Holding — Plotkin, J.
- The Court of Appeal of Louisiana affirmed in part and reversed in part the decision of the trial court and the Board of Tax Appeals.
Rule
- Lease agreements are subject to sales tax unless explicitly exempted, and exemptions for materials and repairs do not apply to replacement parts.
Reasoning
- The Court of Appeal reasoned that the Bareboat Charter Agreements were indeed lease agreements subject to tax, as the contracts themselves indicated no mutual dependency with the Towage Agreements.
- The court noted that the agreements were executed on the same day, but the terms of the contracts did not suggest they were intended to be treated as operational service agreements rather than leases.
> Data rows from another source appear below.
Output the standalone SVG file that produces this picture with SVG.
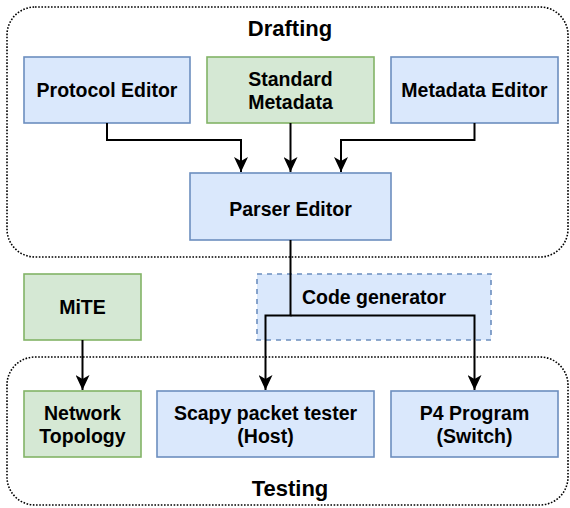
<svg xmlns="http://www.w3.org/2000/svg" width="570" height="508" viewBox="0 0 570 508">
<defs>
<style>
.cont{fill:#ffffff;stroke:#000;stroke-width:1.6;stroke-dasharray:1.6 1.6}
.blue{fill:#dae8fc;stroke:#6c8ebf;stroke-width:1.6}
.green{fill:#d5e8d4;stroke:#82b366;stroke-width:1.6}
.dash{fill:#dae8fc;stroke:#6c8ebf;stroke-width:1.6;stroke-dasharray:5 5}
text{font-family:"Liberation Sans",Arial,sans-serif;font-weight:bold;fill:#000;text-anchor:middle}
.t{font-size:19.5px}
.h{font-size:22px}
.edge{fill:none;stroke:#000;stroke-width:2}
</style>
<marker id="arr" markerWidth="15" markerHeight="14" viewBox="0 0 15 14" refX="15" refY="7" orient="auto" markerUnits="userSpaceOnUse">
<path d="M0 0 L15 7 L0 14 L4 7 Z" fill="#000"/>
</marker>
</defs>
<g id="drafting">
<rect class="cont" x="7" y="7" width="561" height="250" rx="28" ry="28"/>
<text class="h" x="290" y="36">Drafting</text>
</g>
<g id="testing">
<rect class="cont" x="7" y="357" width="561" height="148" rx="28" ry="28"/>
<text class="h" x="290" y="496">Testing</text>
</g>
<g id="code-generator">
<rect class="dash" x="257" y="274" width="234" height="66"/>
<text class="t" x="374" y="304">Code generator</text>
</g>
<g id="protocol-editor">
<rect class="blue" x="24" y="57" width="166" height="66"/>
<text class="t" x="107" y="97">Protocol Editor</text>
</g>
<g id="standard-metadata">
<rect class="green" x="207" y="57" width="167" height="66"/>
<text class="t" x="290.5" y="86">Standard</text>
<text class="t" x="290.5" y="109">Metadata</text>
</g>
<g id="metadata-editor">
<rect class="blue" x="391" y="57" width="167" height="66"/>
<text class="t" x="474.5" y="97">Metadata Editor</text>
</g>
<g id="parser-editor">
<rect class="blue" x="190" y="173" width="201" height="67"/>
<text class="t" x="290.5" y="216">Parser Editor</text>
</g>
<g id="mite">
<rect class="green" x="24" y="274" width="117" height="66"/>
<text class="t" x="82.5" y="314">MiTE</text>
</g>
<g id="network-topology">
<rect class="green" x="24" y="391" width="117" height="66"/>
<text class="t" x="82.5" y="420">Network</text>
<text class="t" x="82.5" y="443">Topology</text>
</g>
<g id="scapy">
<rect class="blue" x="157" y="391" width="217" height="66"/>
<text class="t" x="265.5" y="420">Scapy packet tester</text>
<text class="t" x="265.5" y="443">(Host)</text>
</g>
<g id="p4-program">
<rect class="blue" x="391" y="391" width="167" height="66"/>
<text class="t" x="474.5" y="420">P4 Program</text>
<text class="t" x="474.5" y="443">(Switch)</text>
</g>
<g id="connectors">
<path class="edge" d="M107 123 V140 H241 V172" marker-end="url(#arr)"/>
<path class="edge" d="M290.5 123 V172" marker-end="url(#arr)"/>
<path class="edge" d="M474.5 123 V140 H341 V172" marker-end="url(#arr)"/>
<path class="edge" d="M290.5 240 V315.5 H265.5 V390" marker-end="url(#arr)"/>
<path class="edge" d="M290.5 315.5 H474.5 V390" marker-end="url(#arr)"/>
<path class="edge" d="M82.5 340 V390" marker-end="url(#arr)"/>
</g>
</svg>
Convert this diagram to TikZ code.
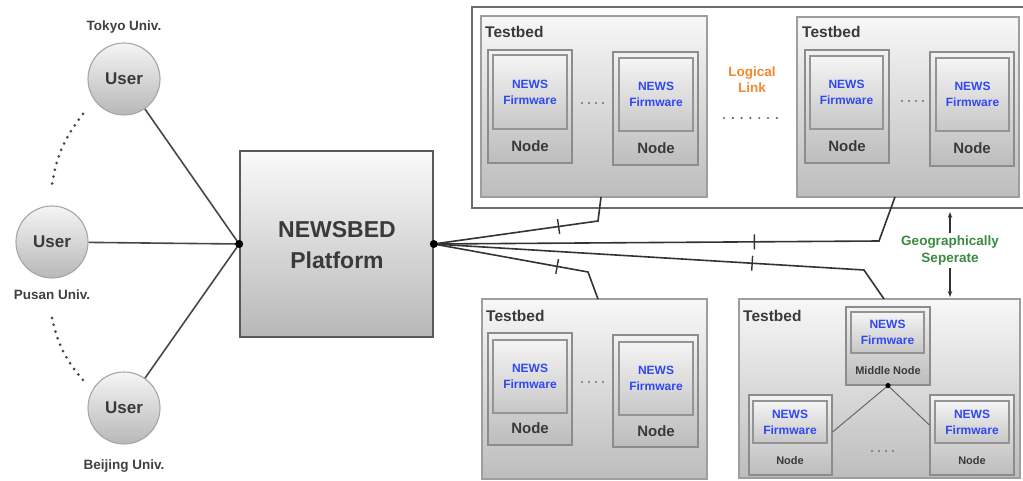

- Additionally, the court found that the appellants' claim that the boats were dedicated to Dravo's service did not exempt them from the tax, as the agreements did not stipulate such control.
- Regarding the claimed exemptions, the court determined that the exemption for repairs did not apply since it only covered materials entering into construction rather than replacement parts.
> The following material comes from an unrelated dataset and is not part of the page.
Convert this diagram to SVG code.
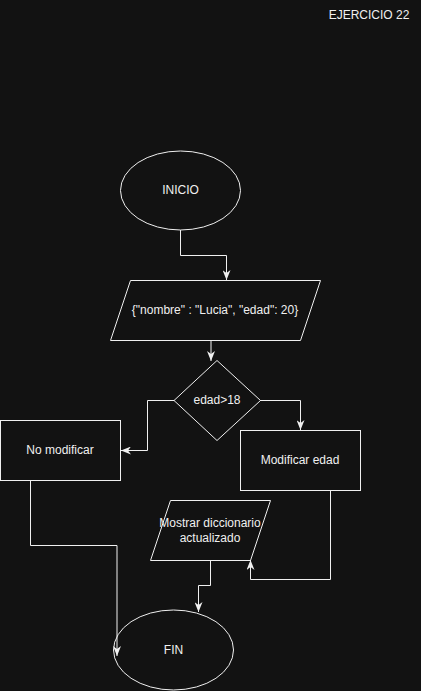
<svg xmlns="http://www.w3.org/2000/svg" width="421" height="691" viewBox="0 0 421 691">
<style>
.shape{fill:#121212;stroke:#f0f0f0;stroke-width:1}
.edge{fill:none;stroke:#f0f0f0;stroke-width:1}
.lbl{font-family:"Liberation Sans",Arial,Helvetica,sans-serif;font-size:12px;fill:#f0f0f0;text-anchor:middle;dominant-baseline:central}
</style>
<defs>
<marker id="arr" viewBox="0 0 10 8" refX="10" refY="4" markerWidth="10" markerHeight="8" markerUnits="userSpaceOnUse" orient="auto">
<path d="M0,0 L10,4 L0,8 L3,4 Z" fill="#f0f0f0" stroke="none"/>
</marker>
</defs>
<rect x="0" y="0" width="421" height="691" fill="#121212"/>
<g id="title"><text class="lbl" x="369" y="15">EJERCICIO 22</text></g>
<g id="inicio">
<ellipse class="shape" cx="180.5" cy="190.5" rx="60" ry="39.5"/>
<text class="lbl" x="180.5" y="190">INICIO</text>
</g>
<g id="datos">
<polygon class="shape" points="130.5,280.5 320.5,280.5 300.5,340.5 110.5,340.5"/>
<text class="lbl" x="215" y="310">{"nombre" : "Lucia", "edad": 20}</text>
</g>
<g id="decision">
<polygon class="shape" points="217,360.5 260.5,400.5 217,440.5 174,400.5"/>
<text class="lbl" x="217" y="400">edad&gt;18</text>
</g>
<g id="no-modificar">
<rect class="shape" x="0.5" y="420.5" width="120" height="60"/>
<text class="lbl" x="60" y="450">No modificar</text>
</g>
<g id="modificar-edad">
<rect class="shape" x="240.5" y="430.5" width="120" height="60"/>
<text class="lbl" x="300" y="460">Modificar edad</text>
</g>
<g id="mostrar">
<polygon class="shape" points="170.5,500.5 270.5,500.5 250.5,560.5 150.5,560.5"/>
<text class="lbl" x="210" y="523">Mostrar diccionario</text>
<text class="lbl" x="210" y="538">actualizado</text>
</g>
<g id="fin">
<ellipse class="shape" cx="173.5" cy="650" rx="60" ry="40"/>
<text class="lbl" x="173.5" y="650">FIN</text>
</g>
<g id="connectors">
<path class="edge" d="M180.5,230 V255.5 H226.5 V280" marker-end="url(#arr)"/>
<path class="edge" d="M211,340 V361" marker-end="url(#arr)"/>
<path class="edge" d="M174,400.5 H147.5 V450.5 H121" marker-end="url(#arr)"/>
<path class="edge" d="M260,400.5 H300.5 V430" marker-end="url(#arr)"/>
<path class="edge" d="M330.5,490 V579.5 H250.5 V560" marker-end="url(#arr)"/>
<path class="edge" d="M210.5,560 V585.5 H198.5 V612" marker-end="url(#arr)"/>
<path class="edge" d="M30.5,480 V545.5 H117 V656" marker-end="url(#arr)"/>
</g>
</svg>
- While the court affirmed that the tows did not operate exclusively in interstate commerce, it noted that recent case law allowed for prorating taxes between intrastate and interstate commerce, thereby remanding the case for proper tax proration.
Deep Dive: How the Court Reached Its Decision
Lease Agreements and Taxable Status
The court determined that the Bareboat Charter Agreements executed by Compass Offshore constituted lease agreements subject to sales tax under LSA-R.S. 47:302(B). The court emphasized that the intentions of the parties were best reflected in the contracts themselves, which did not suggest any interdependency between the Charter Agreements and the Towage Agreements. Even though the agreements were signed on the same day, the court found no language indicating that they were meant to be treated as operational service agreements instead of lease agreements. The appellants’ argument that the boats were dedicated to the service of Dravo and that this precluded tax liability was also rejected, as there was nothing in the contracts that mandated such a result. Thus, the court affirmed the assessment of taxes on the lease agreements as the appellants failed to demonstrate that the agreements were anything other than leases subject to the applicable tax provisions.
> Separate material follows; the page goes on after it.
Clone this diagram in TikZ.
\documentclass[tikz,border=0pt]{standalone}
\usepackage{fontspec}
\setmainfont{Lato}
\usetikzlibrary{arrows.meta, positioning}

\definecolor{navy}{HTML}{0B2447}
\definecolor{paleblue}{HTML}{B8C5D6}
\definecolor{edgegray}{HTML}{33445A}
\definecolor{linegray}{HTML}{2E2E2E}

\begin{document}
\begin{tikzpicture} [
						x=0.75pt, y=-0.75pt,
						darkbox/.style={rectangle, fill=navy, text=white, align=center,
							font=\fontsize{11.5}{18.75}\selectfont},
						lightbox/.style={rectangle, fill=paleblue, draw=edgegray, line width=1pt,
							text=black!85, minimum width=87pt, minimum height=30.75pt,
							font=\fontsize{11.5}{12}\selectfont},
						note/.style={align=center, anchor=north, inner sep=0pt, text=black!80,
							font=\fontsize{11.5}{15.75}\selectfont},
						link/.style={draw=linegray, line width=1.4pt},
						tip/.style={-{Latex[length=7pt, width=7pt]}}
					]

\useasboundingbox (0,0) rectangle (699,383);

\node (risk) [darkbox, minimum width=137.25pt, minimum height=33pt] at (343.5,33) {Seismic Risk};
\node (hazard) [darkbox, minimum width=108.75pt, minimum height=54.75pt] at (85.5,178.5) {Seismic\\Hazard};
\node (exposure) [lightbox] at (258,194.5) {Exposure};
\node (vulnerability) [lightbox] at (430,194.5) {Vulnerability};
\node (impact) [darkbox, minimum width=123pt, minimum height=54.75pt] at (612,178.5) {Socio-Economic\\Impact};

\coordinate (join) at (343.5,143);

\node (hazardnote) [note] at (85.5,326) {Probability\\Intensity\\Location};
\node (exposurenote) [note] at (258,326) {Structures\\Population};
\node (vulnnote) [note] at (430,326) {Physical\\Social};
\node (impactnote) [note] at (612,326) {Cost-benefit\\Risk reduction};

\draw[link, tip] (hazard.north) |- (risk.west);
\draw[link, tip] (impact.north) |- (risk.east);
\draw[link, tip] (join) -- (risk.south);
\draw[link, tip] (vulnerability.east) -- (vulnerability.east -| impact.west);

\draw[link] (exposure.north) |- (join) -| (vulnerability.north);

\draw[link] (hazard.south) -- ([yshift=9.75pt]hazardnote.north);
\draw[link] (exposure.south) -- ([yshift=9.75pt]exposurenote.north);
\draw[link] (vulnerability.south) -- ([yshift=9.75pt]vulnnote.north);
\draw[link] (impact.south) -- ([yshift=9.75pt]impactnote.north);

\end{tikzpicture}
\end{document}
Exemptions for Repairs and Replacement Parts
In considering the exemptions claimed by the appellants, the court found that the exemption under LSA-R.S. 47:305.1(A) did not apply to the taxes assessed on replacement parts for the vessels. The court noted that both it and the Louisiana Supreme Court had previously held that the exemption was limited to materials, equipment, and machinery that became component parts during the construction of vessels, not for replacement parts. Therefore, since the appellants sought to apply the exemption for replacement parts, the lower court’s decision affirming the denial of this exemption was upheld. The court clarified that the specific wording of the statute restricted the application of the exemption to construction-related materials, thereby invalidating the appellants’ claims regarding the replacement parts.
Interstate Commerce and Tax Proration
The court addressed the appellants’ claim for exemption under LSA-R.S. 47:305.1(B), which pertains to materials and supplies used on vessels operating exclusively in foreign or interstate commerce. The court found that while the Compass entities operated towboats that engaged in interstate commerce, they also conducted intrastate deliveries within Louisiana. The commissioner’s report had determined that the tows did not operate exclusively in interstate commerce, a finding the court affirmed. However, the court acknowledged that recent case law allowed for a proration of taxes between interstate and intrastate commerce rather than an outright denial of exemption based on the exclusive operation requirement. Consequently, the court remanded the case to the lower court to determine the proper proration of the taxes in light of the mixed operations of the Compass entities.
Conclusion of the Court
The court concluded by affirming in part and reversing in part the decisions of both the trial court and the Board of Tax Appeals. It upheld the determination that the Bareboat Charter Agreements were lease agreements subject to sales tax and confirmed that the Compass entities were not entitled to the exemption for replacement parts. However, it reversed the finding regarding the operation of the vessels in interstate commerce, allowing for the possibility of tax exemption through proration. The case was remanded for further proceedings to accurately assess the tax implications based on the mixed nature of the Compass entities’ operations, thereby addressing the complexities of their business activities.